Wednesday, May 30, 2012

Threatened by sunlight?

After the wettest April for a hundred years (and cold!) we were due some warmer weather. What we got in this land of extremes was a heat wave.

I have wanted for a while to show just how popular 'Battlefield' is with sun bathers and strollers; naturally, I am reluctant to intrude on people's privacy, so discretion and some longer range shots will suffice, I hope, to give something of the appeal this rapidly developing and popular open space (deliberately excluded from Newcastle City Council's Ouseburn 'green corridor' National Lottery bid); thirty five years ago this patch of uninteresting grass had a few stick saplings planted around it. A forlorn place I remember thinking.

Got that wrong, I am happy to say.

My title for this post is taken from verbal remarks made to me by a P.R. representative working on behalf of Metnor Group p.l.c., developers of the old paint factory site. He described the adjacent open space as "threatening".

Sunday, May 27, 2012

Beyond the pail ...

Groping along seeking shade from the pitiless sun — (Yes! A week after dreadful cold and dank weather, we now have Hades: The World Tour for our daily sufferings!) — I saw one of the recently planted street trees wilting. Who could blame it?


Wilted. It should look more like this below —


— a little more sprite and less limp.

Action was called for! I made up my mind to do the necessary and cart water to where it was needed. On the way I could marvel in the transformation wrought by a week of sunshine. The old place (Sandyford) looks positively Mediterranean, though somnambulent in the heat of a Sunday afternoon.

Firstly, the pail was filled and then carried to the thirsting sapling to revive it.





The watering tube is thoughtful. How many are ever used?




Streets emptied by sunlight. Later I guarantee the scent of flowers will give way to more pungent ones from barbecues.


A summering Herring Gull wafts past the few streaks that pass for clouds this week.


A clematis overpowers the heat with a gorgeous display, alas! too brief.

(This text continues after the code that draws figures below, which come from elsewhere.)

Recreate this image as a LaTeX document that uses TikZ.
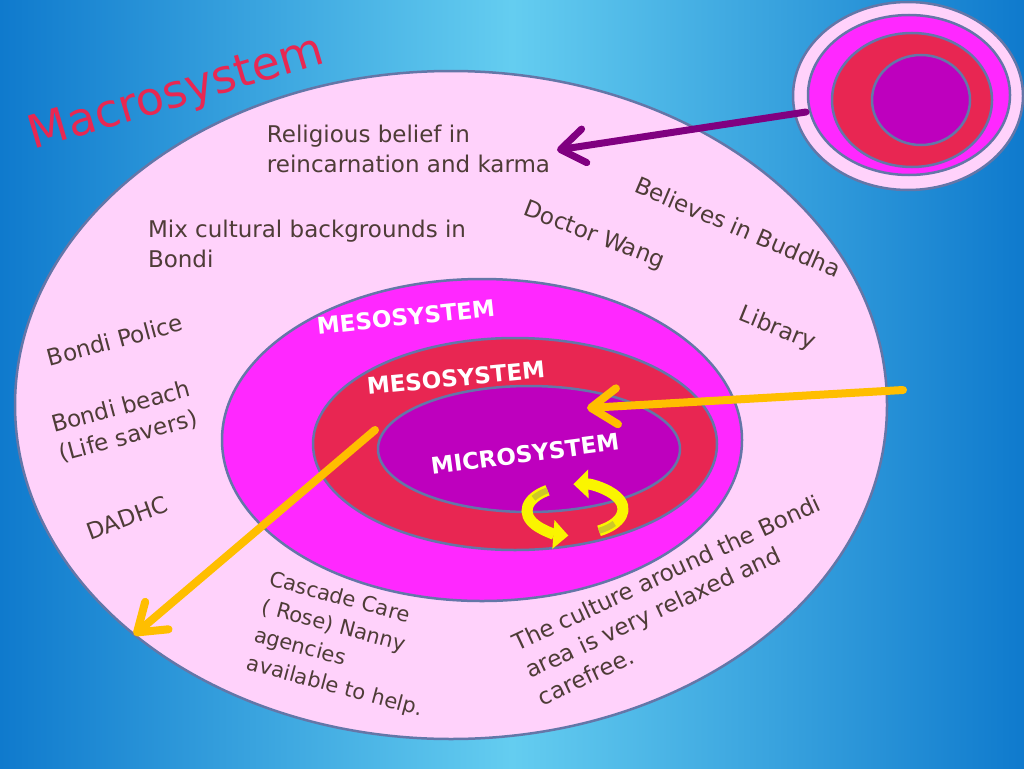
\documentclass[tikz,border=0pt]{standalone}
\usepackage{fontspec}
\setmainfont{DejaVu Sans}
\usetikzlibrary{arrows.meta}
\definecolor{bgdark}{RGB}{15,122,205}
\definecolor{bglight}{RGB}{100,205,240}
\definecolor{pale}{RGB}{255,210,251}
\definecolor{mag}{RGB}{255,40,255}
\definecolor{crim}{RGB}{232,38,82}
\definecolor{purp}{RGB}{190,0,190}
\definecolor{rim}{RGB}{100,118,168}
\definecolor{txt}{RGB}{78,60,55}
\definecolor{macroc}{RGB}{232,40,82}
\definecolor{orng}{RGB}{255,190,0}
\definecolor{parrow}{RGB}{128,0,128}
\definecolor{yel}{RGB}{250,245,0}
\definecolor{olivey}{RGB}{205,200,40}
\begin{document}
\begin{tikzpicture}[x=1pt,y=-1pt,
  ring/.style={draw=rim, line width=2.5pt},
  lbl/.style={text=txt, font=\fontsize{23}{30}\selectfont, inner sep=0pt, align=left},
  smalllbl/.style={text=txt, font=\fontsize{21}{29}\selectfont, inner sep=0pt, align=left},
  sys/.style={text=white, font=\fontsize{23}{28}\selectfont\bfseries, inner sep=0pt},
  orangearrow/.style={draw=orng, line width=8pt, line cap=round,
     -{Straight Barb[round, length=26pt, width=36pt]}},
  purplearrow/.style={draw=parrow, line width=7pt, line cap=round,
     -{Straight Barb[round, length=24pt, width=34pt]}},
  cyc/.style={draw=yel, line width=11pt, -{Triangle[length=15pt, width=28pt]}},
  cycback/.style={draw=olivey, line width=6pt}]
\useasboundingbox (0,0) rectangle (1024,768);
\shade[left color=bgdark, right color=bgdark, middle color=bglight] (0,0) rectangle (1024,768);

% main rings
\draw[ring, fill=pale] (451,405) ellipse [x radius=436pt, y radius=334pt];
\draw[ring, fill=mag] (482,440) ellipse [x radius=260pt, y radius=161pt];
\draw[ring, fill=crim] (515,444) ellipse [x radius=202pt, y radius=106pt];
\draw[ring, fill=purp] (529,449) ellipse [x radius=151pt, y radius=63pt];

% small system, top right
\draw[ring, fill=pale] (908,96) ellipse [x radius=115pt, y radius=94pt];
\draw[ring, fill=mag] (909,95) ellipse [x radius=101pt, y radius=80pt];
\draw[ring, fill=crim] (912,100) ellipse [x radius=80pt, y radius=67pt];
\draw[ring, fill=purp] (921,100) ellipse [x radius=49pt, y radius=45pt];

% title
\node[text=macroc, font=\fontsize{46}{50}\selectfont, inner sep=0pt, rotate=16.5] (macro) at (177,95) {Macrosystem};

% labels
\node[lbl] (relig) at (408.5,149) {Religious belief in\\reincarnation and karma};
\node[lbl] (mix) at (307,244) {Mix cultural backgrounds in\\Bondi};
\node[lbl, rotate=-23] (buddha) at (738,227) {Believes in Buddha};
\node[lbl, rotate=-21] (doctor) at (594,236) {Doctor Wang};
\node[lbl, rotate=-22] (library) at (777,329) {Library};
\node[lbl, rotate=15] (police) at (115,340) {Bondi Police};
\node[lbl, rotate=15] (beach) at (125,422) {Bondi beach\\(Life savers)};
\node[lbl, rotate=20] (dadhc) at (127,518) {DADHC};
\node[smalllbl, rotate=-15] (cascade) at (346,645) {Cascade Care\\( Rose) Nanny\\agencies\\available to help.};
\node[lbl, rotate=25] (culture) at (679,600) {The culture around the Bondi\\area is very relaxed and\\carefree.};

\node[sys, rotate=6] (meso1) at (406,317) {MESOSYSTEM};
\node[sys, rotate=5.5] (meso2) at (456,378) {MESOSYSTEM};
\node[sys, rotate=7.5] (micro) at (525,454) {MICROSYSTEM};

% arrows
\coordinate (o1s) at (903,390);
\coordinate (o1e) at (587,408);
\draw[orangearrow] (o1s) -- (o1e);
\coordinate (o2s) at (375,430);
\coordinate (o2e) at (134,635);
\draw[orangearrow] (o2s) -- (o2e);
\coordinate (ps) at (806,112);
\coordinate (pe) at (557,150);
\draw[purplearrow] (ps) -- (pe);

% cycle arrows
\coordinate (c1) at (547.5,490.3);
\coordinate (c2) at (599,530.8);
\draw[cyc] (c1) arc[start angle=125, end angle=262, x radius=48pt, y radius=25pt];
\draw[cyc] (c2) arc[start angle=-60, end angle=92, x radius=48pt, y radius=25pt];
\draw[cycback] (c1) arc[start angle=125, end angle=150, x radius=48pt, y radius=25pt];
\draw[cycback] (c2) arc[start angle=-60, end angle=-35, x radius=48pt, y radius=25pt];
\end{tikzpicture}
\end{document}
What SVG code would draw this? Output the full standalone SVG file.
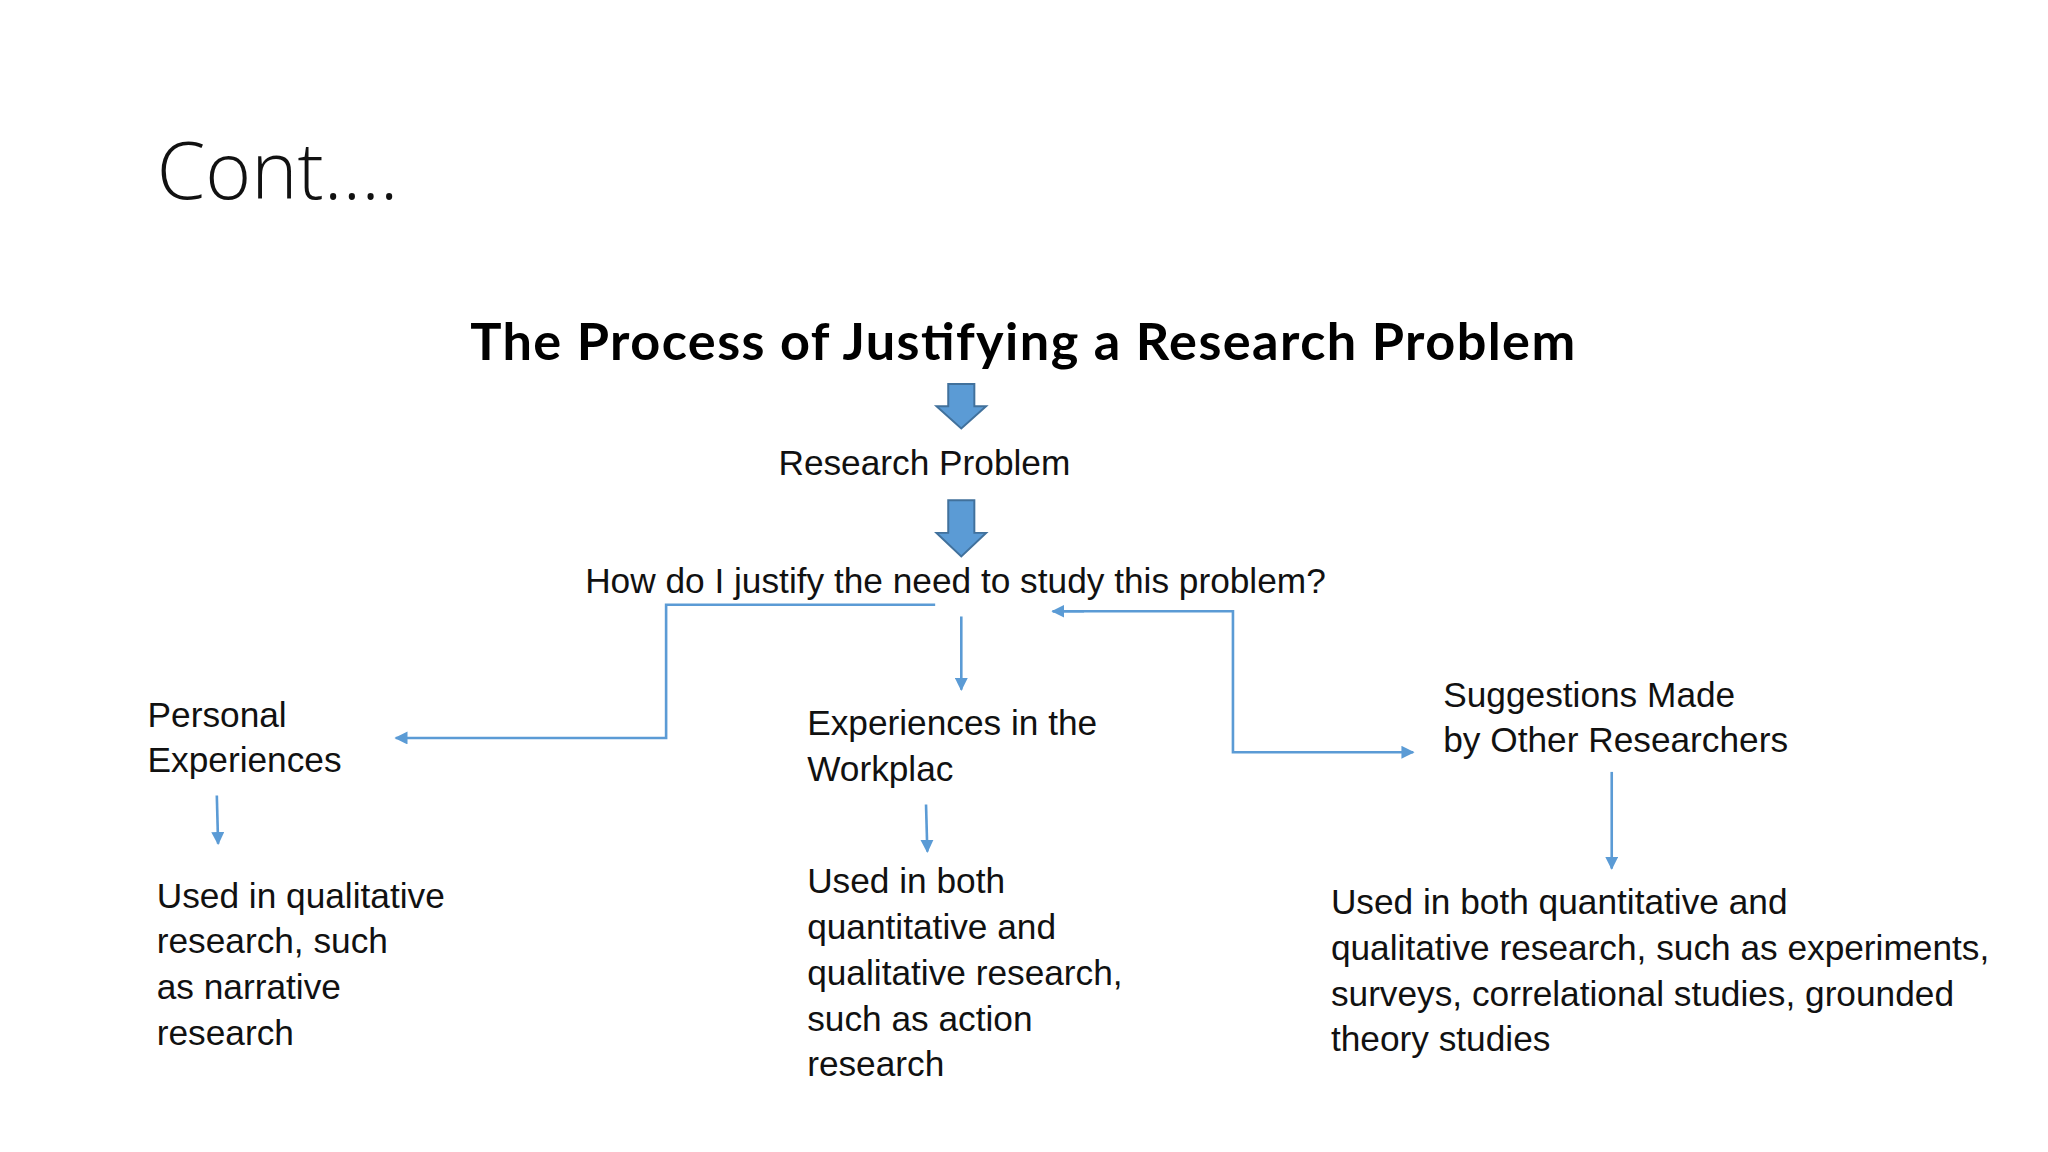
<svg xmlns="http://www.w3.org/2000/svg" width="2048" height="1152" viewBox="0 0 2048 1152">
<style>
.t{font-family:"Liberation Sans",Arial,sans-serif;font-size:27px;fill:#111}
.c{fill:none;stroke:#5b9bd5;stroke-width:2}
.b{fill:#5b9bd5;stroke:#41719c;stroke-width:1.5}
</style>
<defs><marker id="a" viewBox="0 0 10 10" refX="9" refY="5" markerWidth="5" markerHeight="5" orient="auto"><path d="M0,0L10,5L0,10z" fill="#5b9bd5"/></marker></defs>
<rect width="2048" height="1152" fill="#fff"/>
<g transform="scale(1.3061)">
<text x="120" y="152" font-family="'Open Sans',sans-serif" font-weight="300" font-size="60" fill="#111">Cont….</text>
<text x="783" y="276" text-anchor="middle" font-family="Lato,'Open Sans',sans-serif" font-weight="bold" font-size="40" textLength="846" fill="#000">The Process of Justifying a Research Problem</text>
<g id="arrow1"><path class="b" d="M726,294H746V311H755L736,328L717,311H726Z"/></g>
<g id="n-rp"><text class="t" x="596" y="364">Research Problem</text></g>
<g id="arrow2"><path class="b" d="M726,383H746V408H755L736,426L717,408H726Z"/></g>
<g id="n-q"><text class="t" x="448" y="454">How do I justify the need to study this problem?</text></g>
<g id="n-pe"><text class="t" x="113" y="557">Personal</text><text class="t" x="113" y="591">Experiences</text></g>
<g id="n-ew"><text class="t" x="618" y="563">Experiences in the</text><text class="t" x="618" y="598">Workplac</text></g>
<g id="n-sm"><text class="t" x="1105" y="541">Suggestions Made</text><text class="t" x="1105" y="576">by Other Researchers</text></g>
<g id="n-l"><text class="t" x="120" y="695">Used in qualitative</text><text class="t" x="120" y="730">research, such</text><text class="t" x="120" y="765">as narrative</text><text class="t" x="120" y="800">research</text></g>
<g id="n-m"><text class="t" x="618" y="684">Used in both</text><text class="t" x="618" y="719">quantitative and</text><text class="t" x="618" y="754">qualitative research,</text><text class="t" x="618" y="789">such as action</text><text class="t" x="618" y="824">research</text></g>
<g id="n-r"><text class="t" x="1019" y="700">Used in both quantitative and</text><text class="t" x="1019" y="735">qualitative research, such as experiments,</text><text class="t" x="1019" y="770">surveys, correlational studies, grounded</text><text class="t" x="1019" y="805">theory studies</text></g>
<g id="connectors" class="c">
<polyline class="c" points="716,463 510,463 510,565 303,565" marker-end="url(#a)"/>
<line class="c" x1="736" y1="472" x2="736" y2="528" marker-end="url(#a)"/>
<polyline class="c" points="806,468 944,468 944,576 1082,576" marker-start="url(#a)" marker-end="url(#a)" style="marker-start:none"/>
<line class="c" x1="830" y1="468" x2="806" y2="468" marker-end="url(#a)"/>
<line class="c" x1="166" y1="609" x2="167" y2="646" marker-end="url(#a)"/>
<line class="c" x1="709" y1="616" x2="710" y2="652" marker-end="url(#a)"/>
<line class="c" x1="1234" y1="591" x2="1234" y2="665" marker-end="url(#a)"/>
</g>
</g>
</svg>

Nor bird would sing, nor lamb would bleat,
   Nor any cloud would cross the vault,
But day increased from heat to heat,
   On stony drought and steaming salt;


— from Mariana in the South by Tennyson

Wednesday, May 16, 2012

Springing Up

One welcome new initiative locally has been to re-plant 'lost' street trees.


Lost is an euphemism, obviously. They got run over by cars. The newly planted trees now come with some protection - not much, - but better than none. Hopefully this will work at least until the trees are established.

A surprising common complaint among locals, those that can be bothered to respond (some give me the impression they live for little else) is trees: The leaves are litter in the autumn; the shade is too over powering; or they simply get in the way of cars ...

Most of the newly planted trees are a species of Sorbus, 'Whitebeams', and are of a modest size when fully grown. In the autumn their bright red berries attract birds. I once watched a flock of Waxwings, largish and attractive plumaged visitors from far Scandinavia, bouncing around one of the few mature trees in this very street.